Superbad, which began as an experimental staging ground where Benjamin tested out technical and graphical problems for his commercial Web work, has evolved into a maze of pop imagery. The site, which changes almost daily, is full of images culled from Japanese pop culture, interactive games and mathematically driven designs that change when you click on them. Animated pictures of Japanese businessman lead to an anime-style cartoon which lead to Benjamin’s latest grocery bill, and on to an abstract pattern of dots.
The site already boasts 2,500-3,000 visitors a day, but after four years, it has yet to earn a cent. “I would love it if someone wanted to pay me to do something like Superbad, but I’ve never thought of it as an option. I can’t commodify Superbad — it’ll never be bought or sold,” he says.

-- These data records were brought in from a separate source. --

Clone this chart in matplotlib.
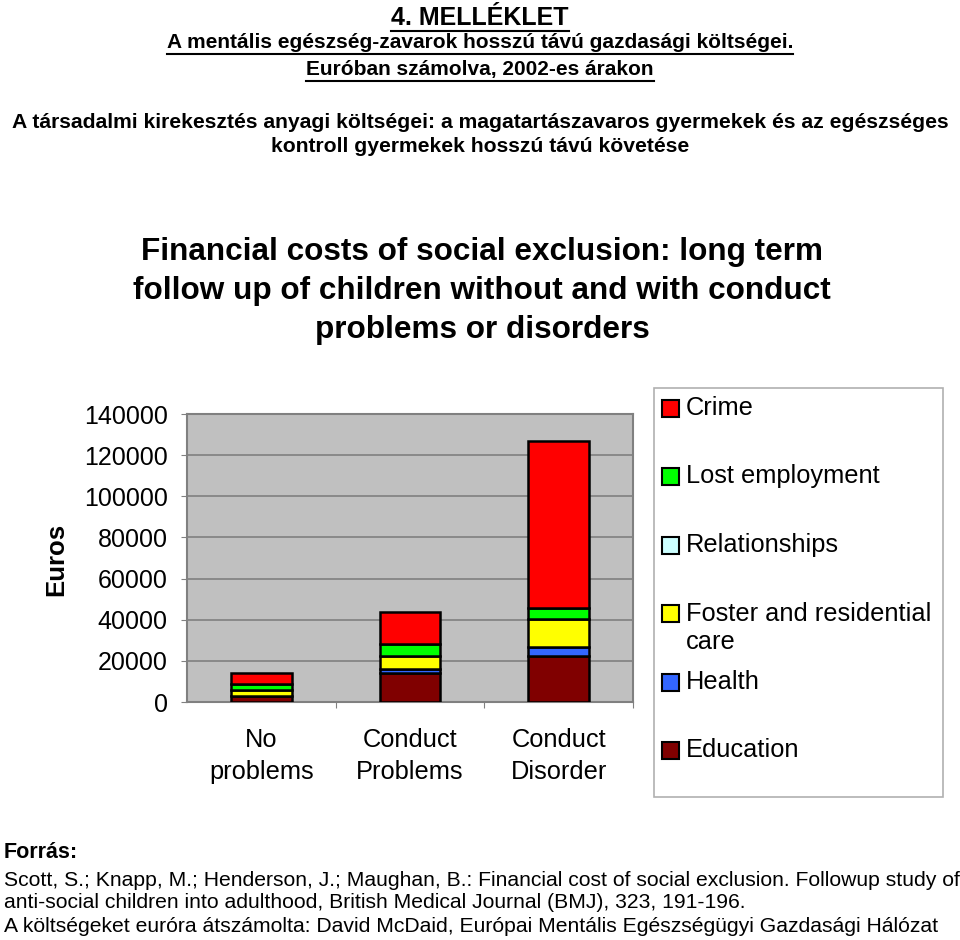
import matplotlib
matplotlib.use("Agg")
import matplotlib.pyplot as plt
from matplotlib import font_manager
from matplotlib.patches import Rectangle
from matplotlib.lines import Line2D
import numpy as np

categories = ["No\nproblems", "Conduct\nProblems", "Conduct\nDisorder"]
series_names = ["Education", "Health", "Foster and residential\ncare",
                "Relationships", "Lost employment", "Crime"]
education = [2900, 13870, 22460]
health = [250, 2130, 4240]
foster = [2570, 6120, 13850]
relationships = [0, 0, 0]
lost_employment = [3250, 6250, 5050]
crime = [5000, 15570, 81300]
series_values = [education, health, foster, relationships, lost_employment, crime]
series_colors = ["#800000", "#3366FF", "#FFFF00", "#CCFFFF", "#00FF00", "#FF0000"]
yticks = [0, 20000, 40000, 60000, 80000, 100000, 120000, 140000]

avail = {f.name for f in font_manager.fontManager.ttflist}
SANS = "Liberation Sans" if "Liberation Sans" in avail else "DejaVu Sans"
plt.rcParams["font.family"] = [SANS, "DejaVu Sans"]

W, H = 960, 940
fig = plt.figure(figsize=(W / 100, H / 100), dpi=100)

def fx(px):
    return px / W

def fy(py):
    return 1 - py / H

# Header texts
hdr = [
    ("4. MELLÉKLET", 18, 18),
    ("A mentális egészség-zavarok hosszú távú gazdasági költségei.", 43, 15),
    ("Euróban számolva, 2002-es árakon", 70, 15),
]
hdr_texts = []
for s, y, size in hdr:
    t = fig.text(0.5, fy(y), s, ha="center", va="center", fontsize=size,
                 fontweight="bold")
    hdr_texts.append(t)

fig.text(0.5, fy(123), "A társadalmi kirekesztés anyagi költségei: a magatartászavaros gyermekek és az egészséges",
         ha="center", va="center", fontsize=15.2, fontweight="bold")
fig.text(0.5, fy(146), "kontroll gyermekek hosszú távú követése",
         ha="center", va="center", fontsize=15.2, fontweight="bold")

# Chart title
fig.text(0.502, fy(291), "Financial costs of social exclusion: long term\nfollow up of children without and with conduct\nproblems or disorders",
         ha="center", va="center", fontsize=22.7, fontweight="bold", linespacing=1.40)

# Axes
ax = fig.add_axes([fx(187), fy(702), fx(633) - fx(187), fy(414) - fy(702)])
ax.set_facecolor("#C0C0C0")
x = np.arange(len(categories))
bottom = np.zeros(len(categories))
for vals, col in zip(series_values, series_colors):
    v = np.array(vals, dtype=float)
    mask = v > 0
    ax.bar(x[mask], v[mask], bottom=bottom[mask], width=0.41, color=col,
           edgecolor="black", linewidth=1.8, zorder=3)
    bottom += v
ax.set_xlim(-0.5, 2.5)
ax.set_ylim(0, 140000)
ax.set_yticks(yticks)
ax.set_yticklabels([str(v) for v in yticks], fontsize=18)
ax.yaxis.grid(True, color="#808080", linewidth=1.2, zorder=1)
ax.set_axisbelow(True)
for sp in ax.spines.values():
    sp.set_color("#808080")
    sp.set_linewidth(1.5)
ax.tick_params(axis="y", length=4, color="#808080", pad=10)
ax.set_xticks([0.5, 1.5, 2.5], minor=False)
ax.set_xticklabels([])
ax.tick_params(axis="x", length=4, color="#808080")
ax.set_xticks(x, minor=True)
ax.set_xticklabels(categories, minor=True, fontsize=18.3, linespacing=1.42)
ax.tick_params(axis="x", which="minor", length=0, pad=19)

fig.text(fx(56), fy(559), "Euros", rotation=90, ha="center", va="center",
         fontsize=18.5, fontweight="bold")

# Legend box
lx0, ly0, lx1, ly1 = 654, 388, 943, 797
fig.patches.append(Rectangle((fx(lx0), fy(ly1)), fx(lx1) - fx(lx0), fy(ly0) - fy(ly1),
                             transform=fig.transFigure, facecolor="white",
                             edgecolor="#B0B0B0", linewidth=1.2))
leg_y = [408, 476, 545, 613, 682, 750]
for i, idx in enumerate(range(len(series_names) - 1, -1, -1)):
    yy = leg_y[i]
    fig.patches.append(Rectangle((fx(662), fy(yy + 8.5)), fx(17), 17 / H,
                                 transform=fig.transFigure,
                                 facecolor=series_colors[idx], edgecolor="black",
                                 linewidth=1.5))
    label = series_names[idx]
    if "\n" in label:
        fig.text(fx(686), fy(yy + 15), label, ha="left", va="center",
                 fontsize=18.3, linespacing=1.2)
    else:
        fig.text(fx(686), fy(yy), label, ha="left", va="center", fontsize=18.3)

# Footer
fig.text(fx(4), fy(852), "Forrás:", ha="left", va="center", fontsize=15.5,
         fontweight="bold")
foot = ["Scott, S.; Knapp, M.; Henderson, J.; Maughan, B.: Financial cost of social exclusion. Followup study of",
        "anti-social children into adulthood, British Medical Journal (BMJ), 323, 191-196.",
        "A költségeket euróra átszámolta: David McDaid, Európai Mentális Egészségügyi Gazdasági Hálózat"]
for s, y in zip(foot, [880, 903, 926]):
    fig.text(fx(4), fy(y), s, ha="left", va="center", fontsize=15.2)

# underline header lines
fig.canvas.draw()
r = fig.canvas.get_renderer()
for t in hdr_texts:
    bb = t.get_window_extent(r)
    yline = bb.y0 - 1
    fig.add_artist(Line2D([bb.x0 / W, bb.x1 / W], [yline / H, yline / H],
                          transform=fig.transFigure, color="black", linewidth=1.5))

fig.savefig("out.png", dpi=100)
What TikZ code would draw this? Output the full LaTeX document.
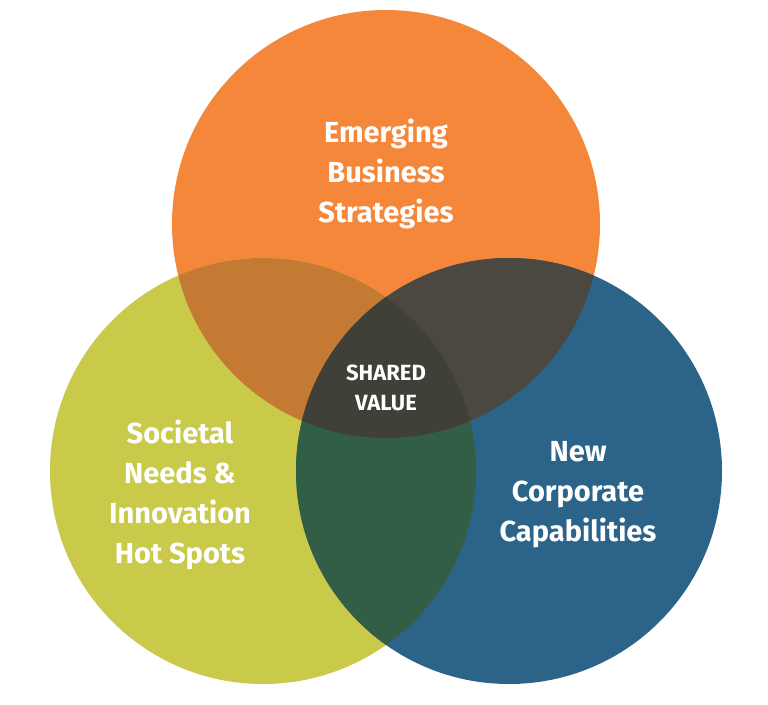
\documentclass[tikz,border=0pt]{standalone}
\usepackage{fontspec}
\setmainfont{Fira Sans}
\definecolor{cor}{HTML}{F5873A}
\definecolor{cgr}{HTML}{C9C94A}
\definecolor{cbl}{HTML}{2C6489}
\definecolor{cog}{HTML}{C47A33}
\definecolor{cob}{HTML}{4A4840}
\definecolor{cgb}{HTML}{335E46}
\definecolor{call}{HTML}{403F38}
\begin{document}
\begin{tikzpicture}[x=1pt,y=-1pt,
  lbl/.style={text=white,font=\fontsize{29}{40}\selectfont\bfseries,align=center},
  slbl/.style={text=white,font=\fontsize{22}{30}\selectfont\bfseries,align=center}]
\useasboundingbox (0,0) rectangle (768,704);
\fill[white] (0,0) rectangle (768,704);
\def\O{(386,224) circle (214)}
\def\G{(263,471) circle (213)}
\def\B{(509,471) circle (213)}
\fill[cor] \O;
\fill[cgr] \G;
\fill[cbl] \B;
\begin{scope}\clip \O; \fill[cog] \G; \fill[cob] \B; \end{scope}
\begin{scope}\clip \G; \fill[cgb] \B; \end{scope}
\begin{scope}\clip \O; \clip \G; \fill[call] \B; \end{scope}
\node[lbl] (e) at (386,174) {Emerging\\Business\\Strategies};
\node[lbl] (s) at (180,495) {Societal\\Needs \&\\Innovation\\Hot Spots};
\node[lbl] (n) at (578,495) {New\\Corporate\\Capabilities};
\node[slbl] (v) at (386,388) {SHARED\\VALUE};
\end{tikzpicture}
\end{document}
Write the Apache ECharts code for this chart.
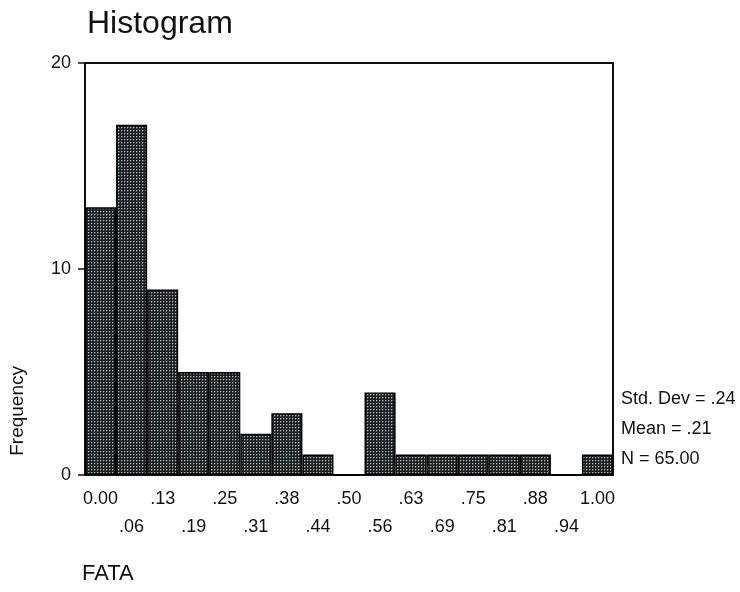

But even if digital artists are still sorting out the business model for their work, the outlook for their notoriety is increasingly optimistic. The Biennial will, most likely, give many of these artists a higher profile in the art world; and other museums, like the Walker Art Center in Minneapolis, are displaying and commissioning shows from a number of upcoming Net artists. The San Francisco Museum of Modern Art is not only purchasing digital art works for its collection and exhibiting them online, but has hired a new media curator and is offering a prize for online art and a series of panels discussing the impact of the digital media. Matthew Mirapaul is regularly covering digital art for the New York Times; and, one by one, prominent galleries in New York and San Francisco are including digital art in their exhibits.
“I really think it’s the most interesting art scene going right now, there’s a lot happening,” says Amerika, who says he’s looking forward to forcing the art world to finally sit down and listen to him explain what Net art really is. “This Whitney exhibit gives it legitimatization in an institutional context. It’s time to educate museum goers about the form.”